→ **Stored data**:
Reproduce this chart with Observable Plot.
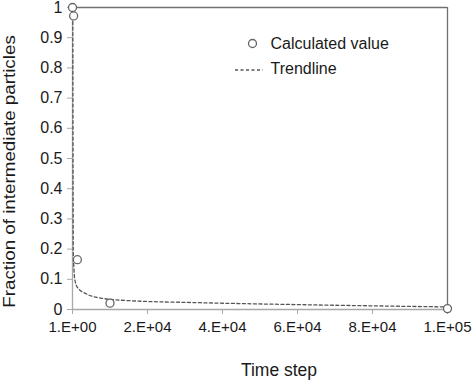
<!DOCTYPE html>
<html>
<head>
<meta charset="utf-8">
<script src="https://cdn.jsdelivr.net/npm/d3@7"></script>
<script src="https://cdn.jsdelivr.net/npm/@observablehq/plot@0.6"></script>
<style>
  html, body { margin: 0; padding: 0; background: #fff; }
  #chart { width: 474px; height: 382px; }
  svg { font-family: "Liberation Sans", Arial, sans-serif; }
</style>
</head>
<body>
<div id="chart"></div>
<script>
// Calculated values (time step, fraction)
const calcSteps = [1, 300, 1300, 10000, 100000];
const calcFractions = [1.0, 0.972, 0.165, 0.021, 0.003];

// Trendline points
const trendSteps = [80, 133, 213, 400, 670, 1330, 3470, 7470, 15470, 34130, 60800, 100000];
const trendFractions = [0.99, 0.53, 0.195, 0.13, 0.096, 0.073, 0.053, 0.038, 0.029, 0.0225, 0.016, 0.0085];

// Tick values and labels
const xTicks = [1, 20000, 40000, 60000, 80000, 100000];
const xTickLabels = ["1.E+00", "2.E+04", "4.E+04", "6.E+04", "8.E+04", "1.E+05"];
const yTicks = [0, 0.1, 0.2, 0.3, 0.4, 0.5, 0.6, 0.7, 0.8, 0.9, 1];
const yTickLabels = ["0", "0.1", "0.2", "0.3", "0.4", "0.5", "0.6", "0.7", "0.8", "0.9", "1"];

const calc = calcSteps.map((s, i) => ({step: s, frac: calcFractions[i]}));
const trend = trendSteps.map((s, i) => ({step: s, frac: trendFractions[i]}));

const W = 474, H = 382;
const mL = 72, mR = 27, mT = 7, mB = 73;

const plot = Plot.plot({
  width: W,
  height: H,
  marginLeft: mL,
  marginRight: mR,
  marginTop: mT,
  marginBottom: mB,
  style: {fontFamily: '"Liberation Sans", Arial, sans-serif', background: "#fff", overflow: "visible"},
  x: {domain: [0, 100000]},
  y: {domain: [0, 1]},
  marks: [
    Plot.ruleY([1], {stroke: "#707070", strokeWidth: 1.3}),
    Plot.ruleX([100000], {stroke: "#707070", strokeWidth: 1.3}),
    Plot.ruleY([0], {stroke: "#a8a8a8", strokeWidth: 1.3}),
    Plot.ruleX([0], {stroke: "#a8a8a8", strokeWidth: 1.3}),
    Plot.axisX({
      ticks: xTicks,
      tickFormat: d => xTickLabels[xTicks.indexOf(d)],
      tickSize: 5,
      tickPadding: 7,
      stroke: "#a8a8a8",
      fill: "#1a1a1a",
      fontSize: 15,
      label: null
    }),
    Plot.axisY({
      ticks: yTicks,
      tickFormat: d => yTickLabels[yTicks.indexOf(d)],
      tickSize: 5,
      tickPadding: 5,
      stroke: "#a8a8a8",
      fill: "#1a1a1a",
      fontSize: 16,
      label: null
    }),
    Plot.line(trend, {x: "step", y: "frac", stroke: "#555", strokeWidth: 1.3, strokeDasharray: "3,2.5", curve: "monotone-x"}),
    Plot.dot(calc, {x: "step", y: "frac", r: 4, stroke: "#666", strokeWidth: 1.3, fill: "#fff"}),
    // legend
    Plot.dot([0], {frameAnchor: "top-left", dx: 252 - mL, dy: 43 - mT, r: 4, stroke: "#666", strokeWidth: 1.3, fill: "#fff"}),
    Plot.text(["Calculated value"], {frameAnchor: "top-left", dx: 270 - mL, dy: 43 - mT, textAnchor: "start", lineAnchor: "middle", fontSize: 16, fill: "#1a1a1a"}),
    Plot.text(["Trendline"], {frameAnchor: "top-left", dx: 270 - mL, dy: 68 - mT, textAnchor: "start", lineAnchor: "middle", fontSize: 16, fill: "#1a1a1a"})
  ]
});

const svg = d3.select(plot);
svg.append("line")
  .attr("x1", 235).attr("x2", 263).attr("y1", 70).attr("y2", 70)
  .attr("stroke", "#555").attr("stroke-width", 1.3).attr("stroke-dasharray", "3,2.5");
svg.append("text")
  .attr("x", 279).attr("y", 376)
  .attr("text-anchor", "middle")
  .attr("font-size", 17.5)
  .attr("fill", "#1a1a1a")
  .text("Time step");
svg.append("text")
  .attr("transform", "translate(15,171.5) rotate(-90) scale(1,0.85)")
  .attr("text-anchor", "middle")
  .attr("font-size", 18.8)
  .attr("fill", "#1a1a1a")
  .text("Fraction of intermediate particles");

document.getElementById("chart").appendChild(plot);
</script>
</body>
</html>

→ **Goal of the exercise**: Please extract exactly the lines of the data, from the first through the line containing "0.0225, 0.016, 0.0085];", and add no pictures to the copy.

→ **Response to this task**:
Reproduce this chart with Observable Plot.
<!DOCTYPE html>
<html>
<head>
<meta charset="utf-8">
<script src="https://cdn.jsdelivr.net/npm/d3@7"></script>
<script src="https://cdn.jsdelivr.net/npm/@observablehq/plot@0.6"></script>
<style>
  html, body { margin: 0; padding: 0; background: #fff; }
  #chart { width: 474px; height: 382px; }
  svg { font-family: "Liberation Sans", Arial, sans-serif; }
</style>
</head>
<body>
<div id="chart"></div>
<script>
// Calculated values (time step, fraction)
const calcSteps = [1, 300, 1300, 10000, 100000];
const calcFractions = [1.0, 0.972, 0.165, 0.021, 0.003];

// Trendline points
const trendSteps = [80, 133, 213, 400, 670, 1330, 3470, 7470, 15470, 34130, 60800, 100000];
const trendFractions = [0.99, 0.53, 0.195, 0.13, 0.096, 0.073, 0.053, 0.038, 0.029, 0.0225, 0.016, 0.0085];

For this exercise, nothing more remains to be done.